A intenção é que as grávidas da Amadora e de Sintra olhem para os centros de saúde das suas áreas de residência como a principal porta de entrada no SNS. E que a recorram a eles o mais cedo possível, preferencialmente ainda no primeiro trimestre. Porque uma intervenção precoce permite despistar fatores de risco e, se necessário, fazer o reencaminhamento dos casos relevantes para contexto hospitalar.
Os restantes casos mantêm-se nos cuidados primários, aliviando a pressão no Fernando Fonseca. Assim, depois de identificadas, as grávidas podem continuar a receber cuidados nos centros de saúde com maior frequência, tal como desejado e recomendado.
“Uma gravidez sem vigilância poderá aumentar os riscos, a complexidade do parto, as complicações relacionadas com o parto”, argumenta Bárbara Flor de Lima.
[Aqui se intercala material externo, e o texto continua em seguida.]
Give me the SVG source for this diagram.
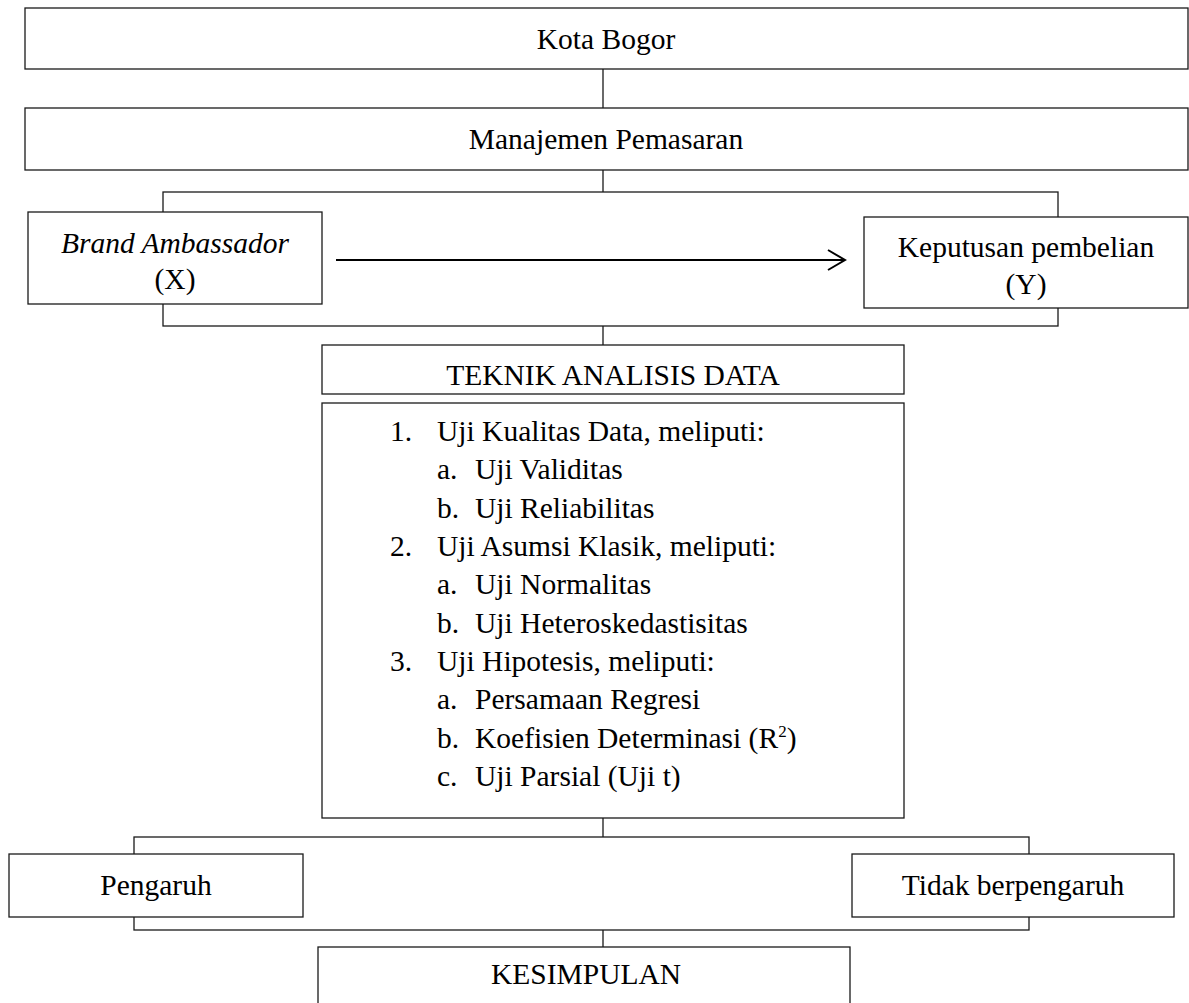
<svg xmlns="http://www.w3.org/2000/svg" width="1189" height="1003" viewBox="0 0 1189 1003">
<style>
.box{fill:#fff;stroke:#1a1a1a;stroke-width:1.3}
.ln{fill:none;stroke:#1a1a1a;stroke-width:1.3}
text{font-family:"Liberation Serif","Times New Roman",serif;font-size:29.5px;fill:#000}
.c{text-anchor:middle}
</style>
<defs>
<marker id="open" markerWidth="20" markerHeight="22" refX="18" refY="11" orient="auto" markerUnits="userSpaceOnUse">
<path d="M1,1 L18,11 L1,21" fill="none" stroke="#000" stroke-width="2"/>
</marker>
</defs>
<g id="connectors">
<line class="ln" x1="603" y1="69" x2="603" y2="108"/>
<line class="ln" x1="603" y1="170" x2="603" y2="192"/>
<rect class="ln" x="163" y="192" width="895" height="134"/>
<line class="ln" x1="603" y1="326" x2="603" y2="345"/>
<line x1="336" y1="260" x2="845" y2="260" stroke="#000" stroke-width="2" marker-end="url(#open)"/>
<line class="ln" x1="603" y1="818" x2="603" y2="837"/>
<rect class="ln" x="134" y="837" width="895" height="93"/>
<line class="ln" x1="603" y1="930" x2="603" y2="947"/>
</g>
<g id="kota-bogor">
<rect class="box" x="25" y="8" width="1163" height="61"/>
<text class="c" x="606" y="49">Kota Bogor</text>
</g>
<g id="manajemen-pemasaran">
<rect class="box" x="25" y="108" width="1163" height="62"/>
<text class="c" x="606" y="149">Manajemen Pemasaran</text>
</g>
<g id="brand-ambassador">
<rect class="box" x="28" y="212" width="294" height="92"/>
<text class="c" x="175" y="253" font-style="italic">Brand Ambassador</text>
<text class="c" x="175" y="289">(X)</text>
</g>
<g id="keputusan-pembelian">
<rect class="box" x="864" y="217" width="324" height="91"/>
<text class="c" x="1026" y="257">Keputusan pembelian</text>
<text class="c" x="1026" y="294">(Y)</text>
</g>
<g id="teknik-analisis-data">
<rect class="box" x="322" y="345" width="582" height="49"/>
<text class="c" x="613" y="385">TEKNIK ANALISIS DATA</text>
</g>
<g id="daftar-uji">
<rect class="box" x="322" y="403" width="582" height="415"/>
<text x="390" y="441">1.</text><text x="437" y="441">Uji Kualitas Data, meliputi:</text>
<text x="437" y="479.3">a.</text><text x="475" y="479.3">Uji Validitas</text>
<text x="437" y="517.7">b.</text><text x="475" y="517.7">Uji Reliabilitas</text>
<text x="390" y="556">2.</text><text x="437" y="556">Uji Asumsi Klasik, meliputi:</text>
<text x="437" y="594.3">a.</text><text x="475" y="594.3">Uji Normalitas</text>
<text x="437" y="632.7">b.</text><text x="475" y="632.7">Uji Heteroskedastisitas</text>
<text x="390" y="671">3.</text><text x="437" y="671">Uji Hipotesis, meliputi:</text>
<text x="437" y="709.3">a.</text><text x="475" y="709.3">Persamaan Regresi</text>
<text x="437" y="747.7">b.</text><text x="475" y="747.7">Koefisien Determinasi (R<tspan font-size="17" dy="-11">2</tspan><tspan dy="11">)</tspan></text>
<text x="437" y="786">c.</text><text x="475" y="786">Uji Parsial (Uji t)</text>
</g>
<g id="pengaruh">
<rect class="box" x="9" y="854" width="294" height="63"/>
<text class="c" x="156" y="895">Pengaruh</text>
</g>
<g id="tidak-berpengaruh">
<rect class="box" x="852" y="854" width="322" height="63"/>
<text class="c" x="1013" y="895">Tidak berpengaruh</text>
</g>
<g id="kesimpulan">
<rect class="box" x="318" y="947" width="532" height="70"/>
<text class="c" x="586" y="984">KESIMPULAN</text>
</g>
</svg>
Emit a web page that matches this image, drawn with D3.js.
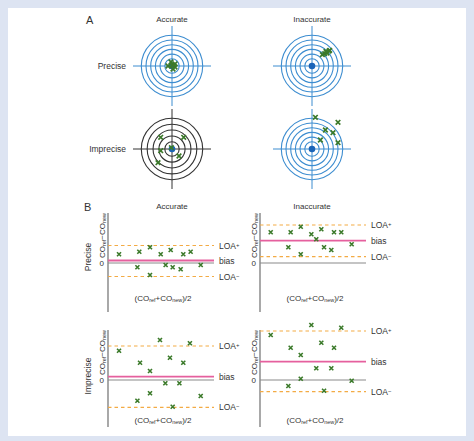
<!DOCTYPE html>
<html lang="en">
  <head>
    <meta charset="utf-8" />
    <script src="https://d3js.org/d3.v7.min.js"></script>
    <style>
      body { margin: 0; background: #dde4f2; }
      text { font-family: "Liberation Sans", Arial, sans-serif; fill: #333; }
    </style>
    <title>Accuracy and precision</title>
  </head>
  <body>
    <div id="my_dataviz"></div>
    <script>
      // ---------------------------//
      //       DATA                 //
      // ---------------------------//

      var colHeaders = ["Accurate", "Inaccurate"];
      var rowHeaders = ["Precise", "Imprecise"];

      // panel A: number of rings per target (TL, TR, BL, BR)
      var ringCounts = [6, 6, 5, 6];
      // hits on each target, offsets from the bullseye (x right, y up)
      var hitsA = [
        [[-1, 4], [-4, 0], [3, -1], [1, -3], [0, 1], [3, 2]],
        [[12.7, 12.4], [17, 15], [15, 13], [10.4, 11.4], [17.7, 15.7], [14, 14.5]],
        [[-11.3, 11.7], [11.7, 11.7], [-11.3, -1.7], [7, -7], [-14, -13.7], [-0.6, 1.3]],
        [[3.4, 31.7], [26, 26.7], [13.4, 19], [21, 16.3], [8.4, 9], [26, 6.3]]
      ];

      // panel B: Bland-Altman points, [mean, difference]
      var pointsB = [
        [[10.5, 8.7], [29.8, 11.3], [40, 15.7], [50.2, 8.7], [59.7, 13], [71.7, 8.7], [78.7, 11.3],
         [28, -4.3], [40, -12], [54.9, -2], [61.6, -4.3], [69.2, -6.3], [88.3, -2]],
        [[10.2, 30.7], [29.2, 30.7], [38.8, 36.3], [48.9, 28.7], [58.4, 33.7], [70.5, 30.7], [77.4, 30.7],
         [53.6, 23.7], [27, 15.7], [61, 15.7], [67.9, 13], [38.8, 8.7], [87.3, 18.7]],
        [[10.5, 29.3], [49.5, 40], [78, 36.7], [30.5, 17.3], [59, 22.3], [71.7, 17.3], [40, 9],
         [54.6, -3.3], [68, -3.3], [40, -13.3], [28, -20.7], [61.6, -26.7], [88.3, -16]],
        [[10.2, 45], [48.9, 55], [77.4, 52.3], [29.2, 32.3], [58.4, 37.3], [70.5, 32.3], [38.8, 25],
         [53.6, 11.7], [67.9, 11.7], [38.8, 1.3], [27, -6], [87.3, -0.7], [61, -10.7]]
      ];
      var biasB = [2.5, 22.3, 3.3, 18.3];
      var loaUpperB = [17.5, 38, 34, 49];
      var loaLowerB = [-13.5, 6.3, -27.3, -11.7];

      // ---------------------------//
      //       LAYOUT               //
      // ---------------------------//

      var W = 474, H = 441;
      var svg = d3.select("#my_dataviz").append("svg")
        .attr("width", W).attr("height", H);

      svg.append("rect").attr("width", W).attr("height", H).attr("fill", "#dde4f2");
      svg.append("rect").attr("x", 8).attr("y", 8)
        .attr("width", 458).attr("height", 428).attr("fill", "#fff");

      var colX = [172, 312];
      var blue = "#3d8dd0", green = "#3b7a2a";

      function cross(g, x, y, s, w) {
        g.append("path")
          .attr("d", `M${x - s},${y - s}L${x + s},${y + s}M${x - s},${y + s}L${x + s},${y - s}`)
          .attr("stroke", green).attr("stroke-width", w).attr("fill", "none");
      }

      // ---------------------------//
      //       PANEL A              //
      // ---------------------------//

      svg.append("text").attr("x", 86).attr("y", 24).style("font-size", "11px").text("A");
      colHeaders.forEach((h, i) => {
        svg.append("text").attr("x", colX[i]).attr("y", 22)
          .attr("text-anchor", "middle").style("font-size", "8px").text(h);
      });
      var rowYA = [66, 149];
      rowHeaders.forEach((h, i) => {
        svg.append("text").attr("x", 126).attr("y", rowYA[i] + 3)
          .attr("text-anchor", "end").style("font-size", "8.5px").text(h);
      });

      hitsA.forEach((hits, k) => {
        var cx = colX[k % 2], cy = rowYA[Math.floor(k / 2)];
        var col = k === 2 ? "#333" : blue;
        var x = d3.scaleLinear().domain([-40, 40]).range([cx - 40, cx + 40]);
        var y = d3.scaleLinear().domain([-40, 40]).range([cy + 40, cy - 40]);
        var r = d3.scaleLinear().domain([1, ringCounts[k]]).range([7.2, 30.7]);
        var g = svg.append("g");
        g.append("line").attr("x1", x(-39)).attr("x2", x(39)).attr("y1", y(0)).attr("y2", y(0))
          .attr("stroke", col).attr("stroke-width", 1);
        g.append("line").attr("x1", x(0)).attr("x2", x(0)).attr("y1", y(-40)).attr("y2", y(40))
          .attr("stroke", col).attr("stroke-width", 1);
        g.selectAll("circle.ring").data(d3.range(1, ringCounts[k] + 1)).enter()
          .append("circle").attr("class", "ring")
          .attr("cx", x(0)).attr("cy", y(0)).attr("r", (d) => r(d))
          .attr("fill", "none").attr("stroke", col).attr("stroke-width", 1.1);
        g.append("circle").attr("cx", x(0)).attr("cy", y(0)).attr("r", 3.3).attr("fill", "#1a64b8");
        hits.forEach((p) => cross(g, x(p[0]), y(p[1]), 2.3, 1.7));
      });

      // ---------------------------//
      //       PANEL B              //
      // ---------------------------//

      svg.append("text").attr("x", 84).attr("y", 211).style("font-size", "11px").text("B");
      var axisX = [108, 260];
      var rowB = [
        { top: 213, bottom: 312, zero: 263, xlab: 301 },
        { top: 330, bottom: 427, zero: 380, xlab: 423 }
      ];
      colHeaders.forEach((h, i) => {
        svg.append("text").attr("x", colX[i]).attr("y", 209)
          .attr("text-anchor", "middle").style("font-size", "8px").text(h);
      });
      rowHeaders.forEach((h, i) => {
        var cy = i === 0 ? 257 : 376;
        svg.append("text").attr("transform", `translate(91,${cy}) rotate(-90)`)
          .attr("text-anchor", "middle").style("font-size", "8.5px").text(h);
      });

      function subText(t, parts, size) {
        parts.forEach((p) => {
          var s = t.append("tspan").text(p[0]);
          if (p[1] === "sub") s.style("font-size", size * 0.68 + "px").attr("baseline-shift", "-28%");
          if (p[1] === "sup") s.style("font-size", size * 0.7 + "px").attr("baseline-shift", "40%");
        });
      }

      pointsB.forEach((pts, k) => {
        var ax = axisX[k % 2], row = rowB[Math.floor(k / 2)];
        var x = d3.scaleLinear().domain([0, 100]).range([ax, ax + 105]);
        var y = d3.scaleLinear().domain([-50, 50]).range([row.zero + 50, row.zero - 50]);
        var x1 = ax, x2 = ax + 106;
        var g = svg.append("g");

        // axis + zero line
        g.append("line").attr("x1", ax).attr("x2", ax).attr("y1", row.top).attr("y2", row.bottom)
          .attr("stroke", "#7a7a7a").attr("stroke-width", 1.3);
        g.append("line").attr("x1", x1).attr("x2", x2).attr("y1", y(0)).attr("y2", y(0))
          .attr("stroke", "#8a8a8a").attr("stroke-width", 1.1);
        g.append("text").attr("x", ax - 4).attr("y", y(0) + 3)
          .attr("text-anchor", "end").style("font-size", "8px").text("0");

        // bias + limits of agreement
        g.append("line").attr("x1", x1).attr("x2", x2).attr("y1", y(biasB[k])).attr("y2", y(biasB[k]))
          .attr("stroke", "#e5609e").attr("stroke-width", 1.8);
        [loaUpperB[k], loaLowerB[k]].forEach((v) => {
          g.append("line").attr("x1", x1).attr("x2", x2).attr("y1", y(v)).attr("y2", y(v))
            .attr("stroke", "#f3ab45").attr("stroke-width", 1.2).attr("stroke-dasharray", "3.5,3");
        });
        var lx = x2 + 5;
        subText(g.append("text").attr("x", lx).attr("y", y(loaUpperB[k]) + 3).style("font-size", "8.5px"),
          [["LOA"], ["+", "sup"]], 8.5);
        g.append("text").attr("x", lx).attr("y", y(biasB[k]) + 3).style("font-size", "8.5px").text("bias");
        subText(g.append("text").attr("x", lx).attr("y", y(loaLowerB[k]) + 3).style("font-size", "8.5px"),
          [["LOA"], ["\u2212", "sup"]], 8.5);

        // axis labels
        subText(g.append("text").attr("transform", `translate(${ax - 3},${row.top}) rotate(-90)`)
          .attr("text-anchor", "end").style("font-size", "8px"),
          [["CO"], ["ref", "sub"], ["\u2212CO"], ["new", "sub"]], 8);
        subText(g.append("text").attr("x", ax + 55).attr("y", row.xlab)
          .attr("text-anchor", "middle").style("font-size", "8px"),
          [["(CO"], ["ref", "sub"], ["+CO"], ["new", "sub"], [")/2"]], 8);

        pts.forEach((p) => cross(g, x(p[0]), y(p[1]), 2, 1.6));
      });
    </script>
  </body>
</html>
Recorrer a horas extra e contratar médicos
O projeto está ainda numa fase inicial, avaliando a melhor forma de se divulgar junto do seu público-alvo, as mulheres sem vigilância completa durante a gravidez. Quando estiver a dar os primeiros passos, uma das tarefas passará também por traçar o perfil destas grávidas que não conseguem um acompanhamento completo no SNS, identificando os principais obstáculos ao acesso - por exemplo, se são mais frequentes entre as grávidas com menores recursos financeiros.
A equipa do “Nascer com Vigilância” está também a identificar os profissionais disponíveis nos cuidados primários da ULS e a definir um percurso a ser seguido pelas utentes, reconhecendo que faltam profissionais no serviço público para dar resposta a todas estas necessidades.
A solução passa, segundo explica à CNN Eduardo Andrade, coordenador da Unidade de Saúde Familiar Ribeiro Sanches, na Amadora, integrada no projeto, pelo recurso a horas extraordinárias, mas também pela contratação de mais profissionais.
“Haverá uma abertura para reforçar, no âmbito concreto do projeto, as equipas médicas e de enfermagem”, afirma. Eduardo Andrade admite que, sendo este “um tema muito sensível”, e que após uma abordagem aos colegas que já se encontram a trabalhar, tem sentido abertura e disponibilidade para virem a fazer horas extraordinárias ao abrigo do projeto.
A análise apontava para a necessidade de ter 30 a 40 médicos de família integrados no “Nascer com Vigilância”. Neste momento, foram identificados praticamente 30. E há expectativas de contratação também no médio prazo.
Um olhar de fora
O projeto “Nascer com Vigilância” foi um dos vencedores do Prémio Bolsa do Capital Humano da Associação Portuguesa dos Administradores Hospitalares. Como tal, vai receber o apoio da Nobox, empresa especializada no apoio à inovação e melhoria dos cuidados na área da saúde.
“Neste caso, é possível ter médicos e enfermeiros mais bem organizados. E, por outro lado, reforçar os serviços, com recurso a horas extraordinárias daqueles que trabalham na ULS”, descreve Alberto Abreu da Silva, médico e cofundador da Nobox.
A empresa criada por dois médicos e uma consultora de gestão, diz, “ajuda as equipas clínicas a modernizarem o seu funcionamento, percebe a jornada dos doentes, trabalha em soluções que permitam melhorar os serviços prestados”.
Ou seja, traz um olhar de fora, ajudando a identificar problemas que as próprias equipas (e quem as lidera) nem sempre se apercebem por estarem tão embrenhados naquela realidade.
O desejo de todos é que os resultados obtidos na ULS Amadora/Sintra possam vir a ser replicados noutras geografias do país, onde as dúvidas e inseguranças na hora de ter um bebé são cada vez mais prementes.